Compared to major gold producers like Barrick Gold or B2Gold, which generate substantial free cash flow and return capital to shareholders, Equinox's history is that of a developer spending heavily for a future that has not yet materialized. The track record does not inspire confidence in consistent execution or financial resilience. Instead, it highlights a high-risk strategy where past performance has been sacrificed in the hope of future project success.

Factor Analysis

  • Cost Trend Track

    Fail

    Equinox Gold has a history of high and uncompetitive costs, making it more vulnerable to gold price changes than its more efficient peers.

    Equinox Gold's past performance is significantly hampered by its high cost structure. While specific AISC (All-In Sustaining Costs) figures are not in the provided financials, comparisons to peers paint a clear picture. Competitors like B2Gold consistently operate with AISC below $1,000/oz, giving them strong profits even in weaker gold markets. In contrast, Equinox is cited as having costs often exceeding $1,600/oz or $1,700/oz, placing it in the highest quartile of the industry cost curve. This is a critical weakness for a commodity producer.

    A high cost base directly impacts profitability and resilience. The company's operating margin has deteriorated sharply from 23.3% in 2020 to just 4.6% in 2023, a clear indicator of cost pressures. This makes the company's cash flow highly sensitive to the gold price; a modest dip in gold prices could erase its slim margins entirely. This lack of a cost advantage means the company has historically lacked the financial flexibility and resilience of its lower-cost rivals.

  • Capital Returns History

    Fail

    The company has not returned any capital to shareholders via dividends or buybacks; instead, it has consistently diluted them by issuing new shares to fund growth.

    Equinox Gold's capital allocation history has been entirely focused on funding growth, not rewarding shareholders. The company has paid no dividends over the past five years. More importantly, it has actively diluted shareholder ownership by issuing new shares to finance acquisitions and development projects. The number of common shares outstanding has grown substantially, from 242 million at the end of fiscal 2020 to 318 million by the end of 2023, representing a 31% increase in just three years.

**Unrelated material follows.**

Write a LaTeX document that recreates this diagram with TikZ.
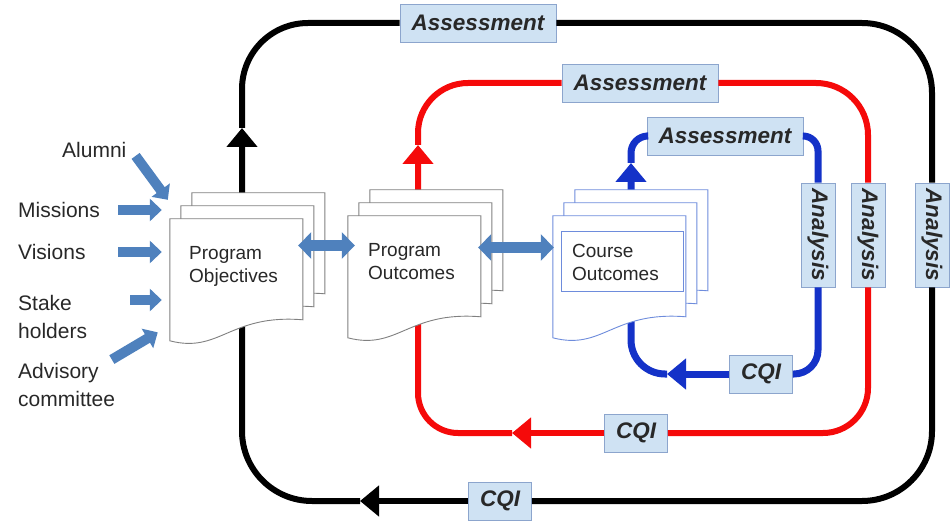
\documentclass[tikz,border=0pt]{standalone}
\usepackage{fontspec}
\setmainfont{Liberation Sans}
\usetikzlibrary{positioning,arrows.meta}

\definecolor{boxfill}{RGB}{207,226,243}
\definecolor{boxedge}{RGB}{140,165,205}
\definecolor{loopred}{RGB}{245,10,10}
\definecolor{loopblue}{RGB}{20,50,200}
\definecolor{pageblue}{RGB}{110,140,220}
\definecolor{steel}{RGB}{79,129,189}
\definecolor{inkgray}{RGB}{40,40,40}

\tikzset{
  tag/.style={draw=boxedge, fill=boxfill, line width=0.8pt, inner sep=0pt,
    text=inkgray, font=\fontsize{22.5}{26}\selectfont\bfseries\itshape},
  asmtag/.style={tag, minimum width=156pt, minimum height=38pt},
  cqitag/.style={tag, minimum width=63pt, minimum height=38pt},
  anatag/.style={tag, minimum width=34pt, minimum height=104pt},
  src/.style={align=left, anchor=west, inner sep=2pt, text=inkgray,
    font=\fontsize{21}{28}\selectfont},
  docnode/.style={minimum width=133pt, minimum height=123pt, inner sep=0pt},
  doctext/.style={align=left, anchor=west, inner sep=0pt, text=inkgray,
    font=\fontsize{19}{23}\selectfont},
  blackloop/.style={line width=6pt, black},
  redloop/.style={line width=6pt, loopred},
  blueloop/.style={line width=7pt, loopblue},
  looptip/.style={-{Triangle[width=30pt,length=19pt]}},
  inarrow/.style={line width=10pt, steel, -{Triangle[width=22pt,length=12pt]}},
  linkarrow/.style={line width=11pt, steel,
    {Triangle[width=26pt,length=13pt]}-{Triangle[width=26pt,length=13pt]}},
}

% one sheet of a stack, shifted by (#1,#2), outline colour #3
\newcommand{\docpage}[3]{%
  \draw[#3, fill=white, line width=0.9pt, shift={(#1,#2)}]
    (0,0) -- (133,0) -- (133,101) .. controls (60,95) and (50,135) .. (0,122) -- cycle;}
% three sheets behind the node #1
\newcommand{\docstack}[2]{%
  \begin{scope}[shift={(#1.north west)}]
    \docpage{22}{-26}{#2}
    \docpage{11}{-13}{#2}
    \docpage{0}{0}{#2}
  \end{scope}}

\begin{document}
\begin{tikzpicture}[x=1pt, y=-1pt]
  \useasboundingbox (0,0) rectangle (952,521);

  % Tags on the three loops
  \node[asmtag] (asmB) at (478,23) {Assessment};
  \node[asmtag] (asmR) at (640,83) {Assessment};
  \node[asmtag] (asmU) at (725,136) {Assessment};
  \node[anatag] (anaB) at (932,235) {\rotatebox{-90}{Analysis}};
  \node[anatag] (anaR) at (868,235) {\rotatebox{-90}{Analysis}};
  \node[anatag] (anaU) at (818,235) {\rotatebox{-90}{Analysis}};
  \node[cqitag] (cqiB) at (500,501) {CQI};
  \node[cqitag] (cqiR) at (636,433) {CQI};
  \node[cqitag] (cqiU) at (761,374) {CQI};

  % Documents
  \node[docnode] (objF) at (236.5,280.5) {};
  \node[docnode] (outF) at (414.5,277.5) {};
  \node[docnode] (crsF) at (619.5,277.5) {};

  % Arrow points on the loops
  \coordinate (bArrB) at (360,501);
  \coordinate (bArrL) at (242,128);
  \coordinate (rArrB) at (512,433);
  \coordinate (rArrL) at (418,145);
  \coordinate (uArrB) at (667,374);
  \coordinate (uArrT) at (631,163);

  % Black loop
  \draw[blackloop, rounded corners=70pt] (asmB.east) -| (anaB.north);
  \draw[blackloop, rounded corners=70pt] (anaB.south) |- (cqiB.east);
  \draw[blackloop, looptip] (cqiB.west) -- (bArrB);
  \draw[blackloop, looptip, rounded corners=70pt] (bArrB) -| (bArrL);
  \draw[blackloop, rounded corners=66pt] (bArrL) |- (asmB.west);

  % Red loop
  \draw[redloop, rounded corners=52pt] (asmR.east) -| (anaR.north);
  \draw[redloop, rounded corners=45pt] (anaR.south) |- (cqiR.east);
  \draw[redloop, looptip] (cqiR.west) -- (rArrB);
  \draw[redloop, looptip, rounded corners=40pt] (rArrB) -| (rArrL);
  \draw[redloop, rounded corners=50pt] (rArrL) |- (asmR.west);

  % Blue loop
  \draw[blueloop, rounded corners=15pt] (asmU.east) -| (anaU.north);
  \draw[blueloop, rounded corners=24pt] (anaU.south) |- (cqiU.east);
  \draw[blueloop, looptip] (cqiU.west) -- (uArrB);
  \draw[blueloop, looptip, rounded corners=34pt] (uArrB) -| (uArrT);
  \draw[blueloop, rounded corners=17pt] (uArrT) |- (asmU.west);

  % Sheets
  \docstack{objF}{gray}
  \docstack{outF}{gray}
  \docstack{crsF}{pageblue}
  \draw[pageblue, line width=0.9pt] ([shift={(9,16)}]crsF.north west) rectangle ++(122,60);

  \node[doctext] (objT) at (189,266) {Program\\Objectives};
  \node[doctext] (outT) at (368,262) {Program\\Outcomes};
  \node[doctext] (crsT) at (572,262) {Course\\Outcomes};

  % Inputs
  \node[src] (alu) at (60,150) {Alumni};
  \node[src] (mis) at (16,210) {Missions};
  \node[src] (vis) at (16,252) {Visions};
  \node[src] (stk) at (16,317) {Stake\\holders};
  \node[src] (adv) at (16,385) {Advisory\\committee};

  \draw[inarrow] ([xshift=7pt,yshift=4pt]alu.south east) -- ([xshift=-2pt,yshift=19pt]objF.north west);
  \draw[inarrow, shorten <=16pt, shorten >=8pt] (mis.east) -- (mis.east -| objF.west);
  \draw[inarrow, shorten <=16pt, shorten >=8pt] (vis.east -| mis.east) -- (vis.east -| objF.west);
  \draw[inarrow, shorten <=41pt, shorten >=8pt] ([yshift=17pt]stk.east) -- ([yshift=17pt]stk.east -| objF.west);
  \draw[inarrow, shorten <=3pt, shorten >=14pt] ([xshift=-8pt]adv.north east) -- ([yshift=17pt]objF.south west);

  % Links between documents
  \draw[linkarrow, shorten <=-5pt, shorten >=-7pt] ([yshift=35pt]objF.east) -- ([yshift=35pt]objF.east -| outF.west);
  \draw[linkarrow, shorten <=-3pt, shorten >=-1pt] ([yshift=30pt]outF.east) -- ([yshift=30pt]outF.east -| crsF.west);
\end{tikzpicture}
\end{document}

    This trend is the opposite of what investors typically seek in an established producer. Peers like Barrick Gold and B2Gold have formal policies to return cash to shareholders through dividends and share buybacks, which reflects financial strength and discipline. Equinox's history of dilution means that even if the overall business grows, each individual share represents a smaller piece of the company, which can limit per-share value appreciation. This track record is a clear negative for investors focused on capital returns.

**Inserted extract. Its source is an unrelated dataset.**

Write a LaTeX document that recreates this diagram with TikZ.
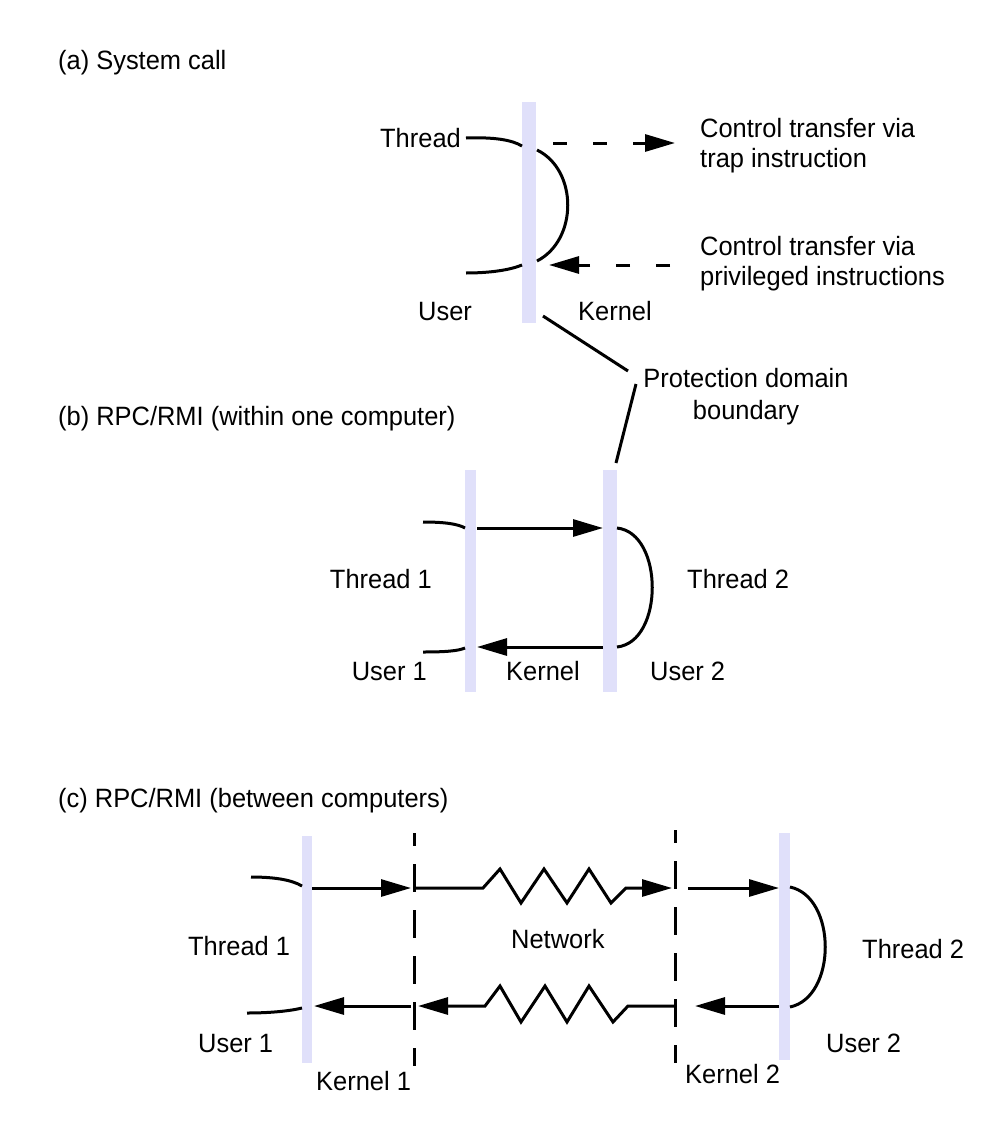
\documentclass[tikz,border=0pt]{standalone}
\usepackage{fontspec}
\setmainfont[FakeStretch=0.96]{Liberation Sans}
\usetikzlibrary{arrows.meta}
\definecolor{barcol}{RGB}{224,224,250}
\begin{document}
\begin{tikzpicture}[x=1pt,y=-1pt,
  lbl/.style={inner sep=0pt, font=\fontsize{26.5}{30}\selectfont},
  wire/.style={line width=3pt},
  arr/.style={wire, -{Triangle[length=30pt,width=17pt]}},
  darr/.style={arr, dash pattern=on 14pt off 26pt},
  bar/.style={fill=barcol, draw=none, inner sep=0pt, minimum width=12pt},
  kline/.style={line width=3pt, dash pattern=on 28pt off 18pt, dash phase=15pt}]
\useasboundingbox (0,0) rectangle (999,1140);

% ---------- (a) System call ----------
\node[lbl, anchor=base west] (ta) at (58,70) {(a) System call};
\node[bar, minimum width=14pt, minimum height=221pt] (barA) at (529,212.5) {};
\node[lbl, anchor=base west] (thA) at (380,147) {Thread};
\node[lbl, anchor=base west] (usA) at (418,320) {User};
\node[lbl, anchor=base west] (keA) at (578,320) {Kernel};
\node[lbl, anchor=base west, align=left] (trap) at (700,167.5) {Control transfer via\\trap instruction};
\node[lbl, anchor=base west, align=left] (priv) at (700,285.5) {Control transfer via\\privileged instructions};
\node[lbl, anchor=base, align=center, font=\fontsize{26.5}{32}\selectfont] (prot) at (746,419) {Protection domain\\boundary};

\coordinate (a1) at (466,138);
\coordinate (a2) at (522,146);
\coordinate (a3) at (537,150);
\coordinate (a4) at (537,261);
\coordinate (a5) at (522,265);
\coordinate (a6) at (466,273);
\draw[wire] (a1) .. controls (495,137) and (512,140) .. (a2);
\draw[wire] (a3) .. controls (578,170) and (578,240) .. (a4);
\draw[wire] (a5) .. controls (510,270) and (490,273) .. (a6);
\coordinate (d1s) at (553,143);
\coordinate (d1e) at (675,143);
\coordinate (d2s) at (670,265);
\coordinate (d2e) at (549,265);
\draw[darr] (d1s) -- (d1e);
\draw[darr] (d2s) -- (d2e);
\coordinate (p1) at (543,316);
\coordinate (p2) at (628,371);
\coordinate (p3) at (636,384);
\coordinate (p4) at (616,463);
\draw[wire] (p1) -- (p2);
\draw[wire] (p3) -- (p4);

% ---------- (b) RPC/RMI within one computer ----------
\node[lbl, anchor=base west] (tb) at (58,425) {(b) RPC/RMI (within one computer)};
\node[bar, minimum width=11pt, minimum height=222pt] (barB1) at (470.5,581) {};
\node[bar, minimum width=14pt, minimum height=222pt] (barB2) at (610,581) {};
\node[lbl, anchor=base east] (th1B) at (432,588) {Thread 1};
\node[lbl, anchor=base east] (us1B) at (427,680) {User 1};
\node[lbl, anchor=base west] (keB) at (506,680) {Kernel};
\node[lbl, anchor=base west] (th2B) at (687,588) {Thread 2};
\node[lbl, anchor=base west] (us2B) at (650,680) {User 2};

\draw[wire] (423,522) .. controls (445,522) and (458,524) .. (465,528);
\draw[arr] (477,528) -- (603,528);
\draw[wire] (617,528) .. controls (664,533) and (664,642) .. (617,647);
\draw[arr] (603,647) -- (477,647);
\draw[wire] (465,648) .. controls (458,651) and (445,652) .. (423,652);

% ---------- (c) RPC/RMI between computers ----------
\node[lbl, anchor=base west] (tc) at (58,807) {(c) RPC/RMI (between computers)};
\node[bar, minimum width=10pt, minimum height=227pt] (barC1) at (307,949.5) {};
\node[bar, minimum width=11pt, minimum height=227pt] (barC2) at (784.5,946.5) {};
\draw[kline] (414.5,833) -- (414.5,1066);
\draw[kline] (675,830) -- (675,1063);
\node[lbl, anchor=base west] (th1C) at (188,955) {Thread 1};
\node[lbl, anchor=base west] (net) at (511,948) {Network};
\node[lbl, anchor=base west] (th2C) at (862,958) {Thread 2};
\node[lbl, anchor=base west] (us1C) at (198,1052) {User 1};
\node[lbl, anchor=base west] (us2C) at (826,1052) {User 2};
\node[lbl, anchor=base west] (ke1C) at (316,1090) {Kernel 1};
\node[lbl, anchor=base west] (ke2C) at (685,1083) {Kernel 2};

\draw[wire] (251,877) .. controls (275,877) and (292,880) .. (302,886);
\draw[arr] (312,888) -- (411,888);
\draw[arr] (415,888) -- (483,888) -- (500,869) -- (521,903) -- (544,869) -- (567,903) -- (589,869) -- (611,903) -- (626,888) -- (672,888);
\draw[arr] (688,888) -- (779,888);
\draw[wire] (790,887) .. controls (837,897) and (837,997) .. (790,1007);
\draw[arr] (779,1006) -- (695,1006);
\draw[arr] (675,1006) -- (628,1006) -- (613,1022) -- (589,986) -- (567,1022) -- (545,986) -- (521,1022) -- (500,986) -- (485,1006) -- (418,1006);
\draw[arr] (411,1006) -- (314,1006);
\draw[wire] (302,1008) .. controls (290,1011) and (270,1013) .. (247,1013);
\end{tikzpicture}
\end{document}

  • Financial Growth History

    Fail

    While revenue has grown through acquisitions, it has been unstable, and underlying profitability has severely declined over the last four years.

    Equinox Gold's financial record is a story of volatile top-line growth and deteriorating profitability. Looking at the analysis period of FY2020-FY2023, revenue growth was inconsistent, including a 12% drop in FY2022 followed by a 14% rebound in FY2023. This is not the steady, organic growth characteristic of a strong operator. Earnings per share (EPS) have been wildly erratic, swinging from $1.95 in 2021 to a loss of -$0.35 in 2022, making it an unreliable indicator of performance.

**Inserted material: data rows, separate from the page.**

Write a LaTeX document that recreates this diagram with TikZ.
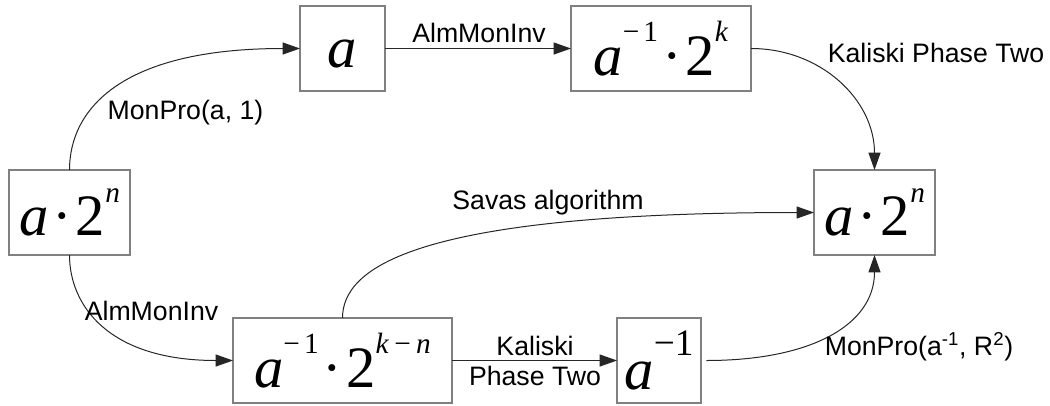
\documentclass[tikz,border=0pt]{standalone}
\usepackage{fontspec}
\setmainfont{Liberation Sans}
\newfontfamily\eqfont{Liberation Serif}
\usetikzlibrary{arrows.meta}

% raised exponent, optional size
\newcommand\sps[2][22]{\raisebox{25pt}{\fontsize{#1}{#1}\selectfont #2}}
% big formula text in the boxes
\newcommand\eqn[1]{{\eqfont\fontsize{44}{44}\selectfont #1}}
\newcommand\md{\hspace{3pt}·\hspace{3pt}}

\tikzset{
  box/.style={draw=black!50, line width=1.2pt, inner sep=0pt, outer sep=0pt, minimum height=63.75pt},
  conn/.style={draw=black!85, line width=0.75pt, -{Triangle[length=13pt,width=9pt]}},
  lbl/.style={font=\fontsize{20}{24}\selectfont, inner sep=0pt},
}

\begin{document}
\begin{tikzpicture}[x=0.75pt,y=0.75pt,yscale=-1,xscale=1]
\useasboundingbox (0,0) rectangle (1050,405);

% Boxes
\node[box, minimum width=90.75pt] (L) at (69.5,212.5) {\eqn{\textit{a}\md 2\sps{\textit{n}}}};
\node[box, minimum width=63.75pt, text height=28pt, text depth=0pt] (A) at (342.5,48.5) {\eqn{\textit{a}}};
\node[box, minimum width=135pt] (K) at (661,48.5) {\eqn{\textit{a}\sps{−\hspace{3pt}1}\md 2\sps{\textit{k}}}};
\node[box, minimum width=90.75pt] (R) at (874.5,212.5) {\eqn{\textit{a}\md 2\sps{\textit{n}}}};
\node[box, minimum width=164.25pt] (B) at (342.5,360.5) {\eqn{\textit{a}\sps{−\hspace{3pt}1}\md 2\sps{\textit{k}\hspace{4pt}−\hspace{4pt}\textit{n}}}};
\node[box, minimum width=63pt] (I) at (659,360.5) {\eqn{\textit{a}\sps[28]{−1}}};

% Connections
\draw[conn] (L.north) .. controls +(0,-60) and +(-180,0) .. (A.west);
\draw[conn] (A.east) -- (K.west);
\draw[conn] (K.east) .. controls +(70,0) and +(0,-70) .. (R.north);
\draw[conn] (L.south) .. controls +(0,50) and +(-125,0) .. (B.west);
\draw[conn] (B.north) .. controls +(0,-50) and +(-400,0) .. (R.west);
\draw[conn] (B.east) -- (I.west);
\draw[conn, shorten <=4pt] (I.east) .. controls +(110,0) and +(0,70) .. (R.south);

% Text Nodes
\node[lbl] (monproA) at (185.5,113) {MonPro(a, 1)};
\node[lbl] (almTop) at (479,33) {AlmMonInv};
\node[lbl] (kalTop) at (936,53) {Kaliski Phase Two};
\node[lbl] (savas) at (548,203) {Savas algorithm};
\node[lbl] (almBot) at (151.5,311) {AlmMonInv};
\node[lbl] (kalBot) at (535,346) {Kaliski};
\node[lbl] (phaseBot) at (535,376) {Phase Two};
\node[lbl] (monproB) at (919,347) {MonPro(a\textsuperscript{-1}, R\textsuperscript{2})};

\end{tikzpicture}
\end{document}
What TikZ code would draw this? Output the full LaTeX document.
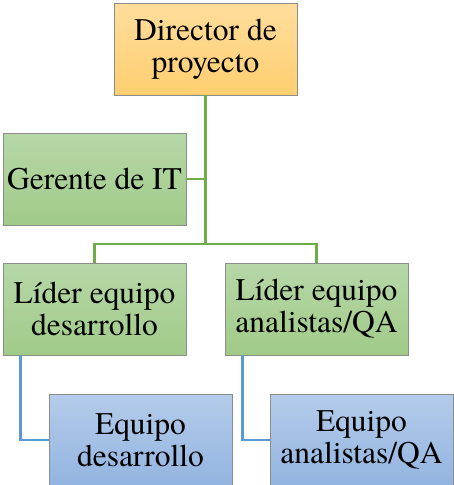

    The most significant weakness is the clear downward trend in profitability. The company's operating margin, a key measure of core business efficiency, collapsed from 23.3% in 2020 to just 4.6% in 2023. This demonstrates a failure to control costs or maintain profitable operations as the company has grown. Consistently negative free cash flow over the last three years (-$74M in 2021, -$501M in 2022, -$165M in 2023) further confirms that the company's growth has not translated into financial strength. This track record does not demonstrate durable or profitable growth.

  • Production Growth Record

    Fail

    The company's production history has been defined by lumpy, acquisition-fueled growth and operational instability, including a period of negative growth.

    Equinox Gold's production growth has been inconsistent. While the company has significantly increased its scale over the last five years, this was primarily achieved through major acquisitions and mergers, not steady operational execution. Using revenue as a proxy for production shows this instability. After strong growth in 2020 and 2021, revenue fell by -12.02% in 2022, suggesting operational setbacks or asset sales that impacted output.

    This lack of stability is a key concern for investors. Predictable production is crucial for a mining company to effectively manage costs, plan investments, and generate consistent cash flow. Competitor analysis highlights that Equinox has suffered from "operational misses." A track record of choppy production makes it difficult for investors to have confidence in the company's ability to deliver on its plans and reduces the quality of its earnings compared to peers with more stable operational histories.

  • Shareholder Outcomes

    Fail

    Historically, Equinox Gold stock has been highly volatile and has underperformed steadier peers, failing to adequately reward shareholders for the significant risks taken.

    Equinox Gold's past performance has not been favorable for shareholders from a risk-return perspective. The stock's high beta of 1.98 indicates it is nearly twice as volatile as the broader market, exposing investors to significant price swings. This volatility is driven by its high financial leverage, dependence on project development news, and inconsistent operational results. The market capitalization swings confirm this, with a 47% drop in 2022 followed by a 49% recovery in 2023.

    Crucially, this high risk has not been met with superior returns. As noted in comparisons with peers like Kinross Gold, B2Gold, and Agnico Eagle, Equinox has a history of underperformance and larger drawdowns. While all gold stocks are cyclical, Equinox's returns have been particularly erratic and have not kept pace with more disciplined, financially sound operators. Investors have historically endured high risk for subpar results, making its risk profile a clear negative.